There are three basic models of parties in Israel today. There is the tribal party – like Likud, Habayit Hayehudi, the Haredi parties, or the Arab party – parties with a solid and loyal group of voters. The Labor Party has loyal voters, but they are getting older, and their numbers seem to be shrinking. There is the one-man party – like Yesh Atid, Kulanu, Hatnuah, Israel Beiteinu – parties that are built around a charismatic leader and not much else. There is no Kulanu without Moshe Kahlon. There is no Hatnuah without Livni. Israel Beiteinu is Avigdor Lieberman. If there’s no Lieberman, there’s no party.

The third model – the party with ideology – is trickier to define. Meretz is both tribal, and ideological (it is not a one-man or one-woman show – its head, Zehava Galon, could be replaced without much consequences). Yesh Atid is a one-man show, but has ideology. Other parties are less ideological – they have an agenda, but it is often loose. Kahlon’s agenda is economically “social” and politically “rightwing,” but you can imagine him playing a part in coalitions of different types and with starkly different agendas. Lieberman is completely unpredictable. His manner is hawkish, but he often surprises with sudden leftward turns. Livni has a general worldview, but within a short period of time she was a member of Likud, Kadima, Hatnuah, and finally joined forces with Labor (when Labor and Hatnuah formed the Zionist Camp).

Which of these models might work for the next leader of the Labor Party? A lot has been said and written in the last couple of days about the fact that both candidates for the Labor leadership – historically representative of Ashkenazi Israel – are from Mizrahi origin. Peretz was born in Morocco. Gabai’s parents immigrated from Morocco. Two Moroccan Jews are battling to head the Labor Party. This is a remarkable moment of change, a sign of an Israel in which one’s ethnic origin is becoming of less importance and consequence. It is also a sign that the Labor Party can no longer claim to have a tribe on which to rely. These two leaders are not members of the historic tribe that made the Labor Party so successful for so many years.

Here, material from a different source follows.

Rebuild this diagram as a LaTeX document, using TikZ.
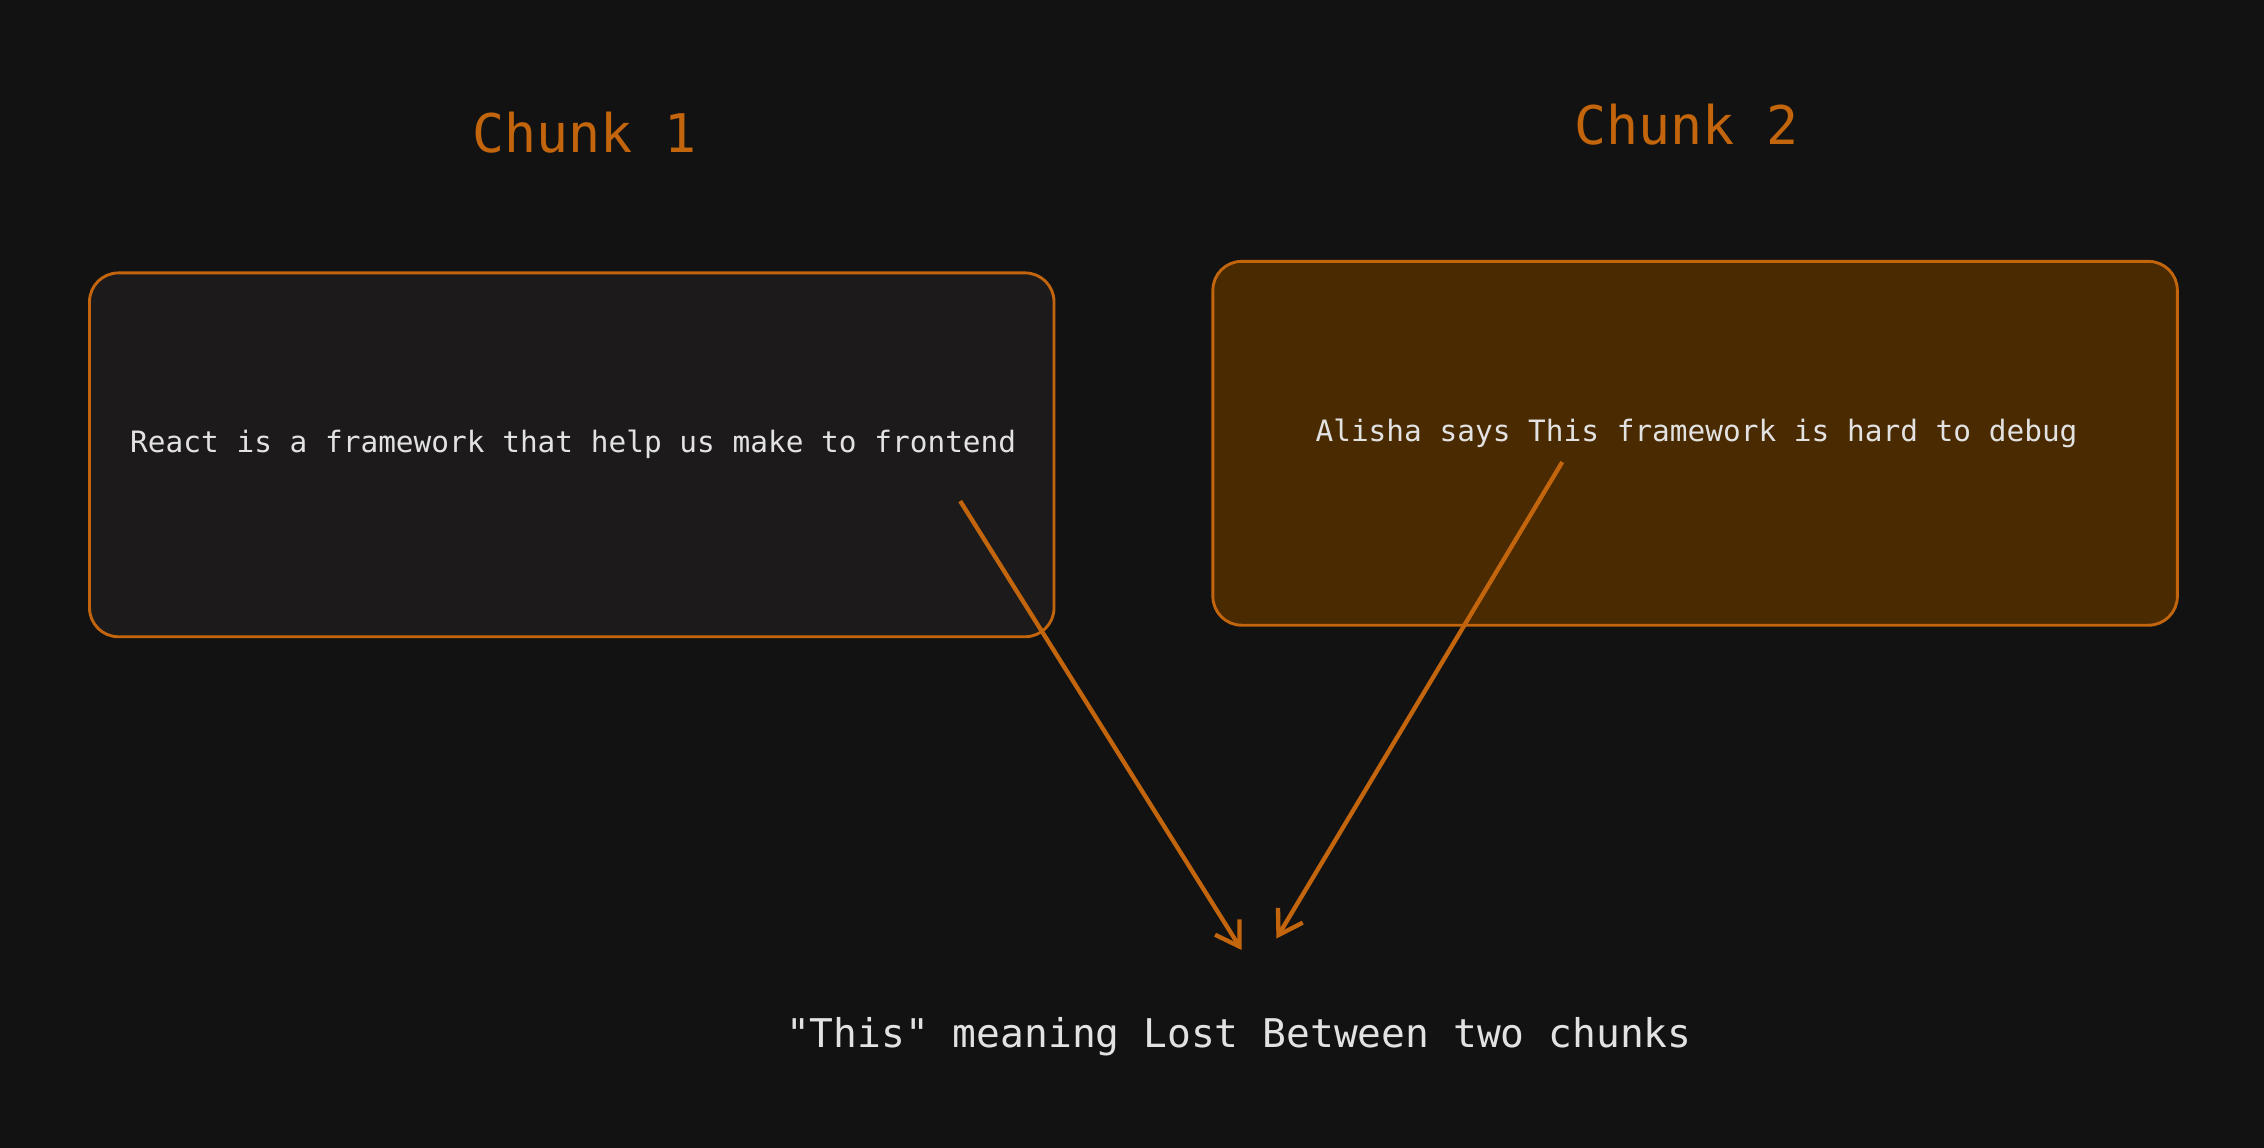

So, if not a tribe, what else? Clearly, it might be too late to turn the Labor Party into a one-man show party. Most parties that are one-man show parties were founded by, well, one man or one woman (Kahlon, Livni, Lapid, Lieberman). The new leader – Peretz or Gabai – is unlikely to have control over the party that is as tight as the control Linvi has over her party, or Kahlon has over his. In fact, both potential leaders of the Labor Party know that in the past two decades this job has been the least secure job in Israeli politics. Since 2000, the Labor Party has replaced its leader nine times (Ehud Barak got two terms). Likud – during the same period – had two leaders, Ariel Sharon and Benjamin Netanyahu.

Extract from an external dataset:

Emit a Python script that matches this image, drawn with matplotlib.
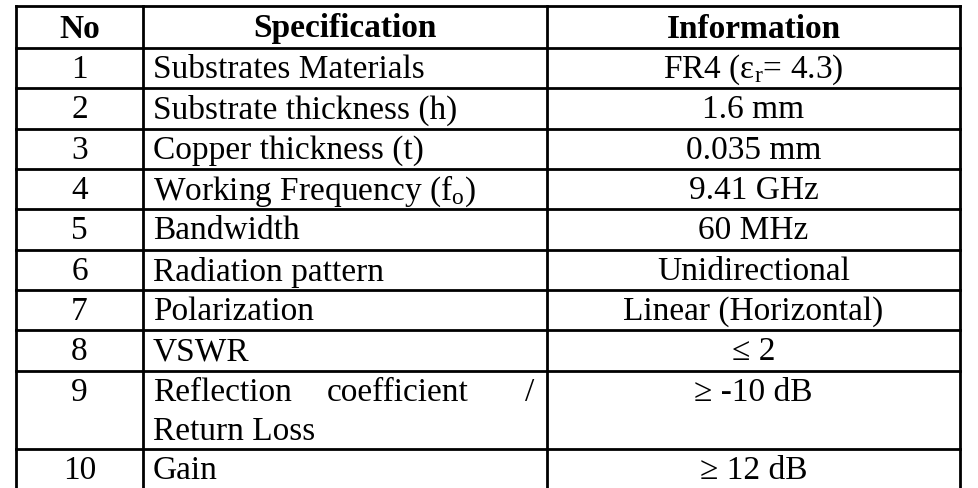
import matplotlib
matplotlib.use("Agg")
import matplotlib.pyplot as plt

plt.rcParams['font.family'] = ['Liberation Serif', 'DejaVu Serif']
plt.rcParams['mathtext.fontset'] = 'custom'
plt.rcParams['mathtext.rm'] = 'Liberation Serif'
plt.rcParams['mathtext.it'] = 'Liberation Serif:italic'

headers = ["No", "Specification", "Information"]
numbers = ["1", "2", "3", "4", "5", "6", "7", "8", "9", "10"]
specs = ["Substrates Materials", "Substrate thickness (h)", "Copper thickness (t)",
         "Working Frequency (f$_\\mathrm{o}$)", "Bandwidth", "Radiation pattern",
         "Polarization", "VSWR", None, "Gain"]
infos = ["FR4 (\u03b5$_\\mathrm{r}$= 4.3)", "1.6 mm", "0.035 mm", "9.41 GHz", "60 MHz",
         "Unidirectional", "Linear (Horizontal)", "\u2264 2", "\u2265 -10 dB", "\u2265 12 dB"]

W, H = 979, 489
fig = plt.figure(figsize=(W/100, H/100), dpi=100)
ax = fig.add_axes([0, 0, 1, 1])
ax.set_xlim(0, W); ax.set_ylim(H, 0); ax.axis('off')

rows = [7, 49, 89, 130, 170, 210, 251, 291, 331, 372, 450, 490]
cols = [16, 143, 547, 960]
lw = 2.0
for y in rows:
    ax.plot([cols[0], cols[-1]], [y, y], color='black', lw=lw, solid_capstyle='projecting')
for x in cols:
    ax.plot([x, x], [rows[0], rows[-1]], color='black', lw=lw, solid_capstyle='projecting')

fs = 24
for j in range(3):
    ax.text((cols[j]+cols[j+1])/2, (rows[0]+rows[1])/2 + 1, headers[j],
            ha='center', va='center', fontsize=fs, fontweight='bold')

tx = 153
for i in range(10):
    top = rows[i+1]
    yc = top + 21
    ax.text((cols[0]+cols[1])/2, yc, numbers[i], ha='center', va='center', fontsize=fs)
    if specs[i] is None:
        ax.text(tx, yc, "Reflection", ha='left', va='center', fontsize=fs)
        ax.text(398, yc, "coefficient", ha='center', va='center', fontsize=fs)
        ax.text(534, yc, "/", ha='right', va='center', fontsize=fs)
        ax.text(tx, yc + 39, "Return Loss", ha='left', va='center', fontsize=fs)
    else:
        ax.text(tx, yc, specs[i], ha='left', va='center', fontsize=fs)
    ax.text((cols[2]+cols[3])/2, yc, infos[i], ha='center', va='center', fontsize=fs)

fig.savefig("out.png", dpi=100)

Without a large-enough loyal tribe, and without the ability to have tight control over the party, the only option for these two competitors – if they are serious about trying to become the next Prime Minister – is to offer an alternative. And, of course, this ought to be an alternative not just in the sense of being different from what other parties propose, but also reasonable enough to appeal to voters. In a crowded field of parties, all searching for a niche, all claiming to have a remedy for Israel’s troubles, all competing with a prime minister whose policies seem to be in line with what a large portion of the public wants, this will not be easy.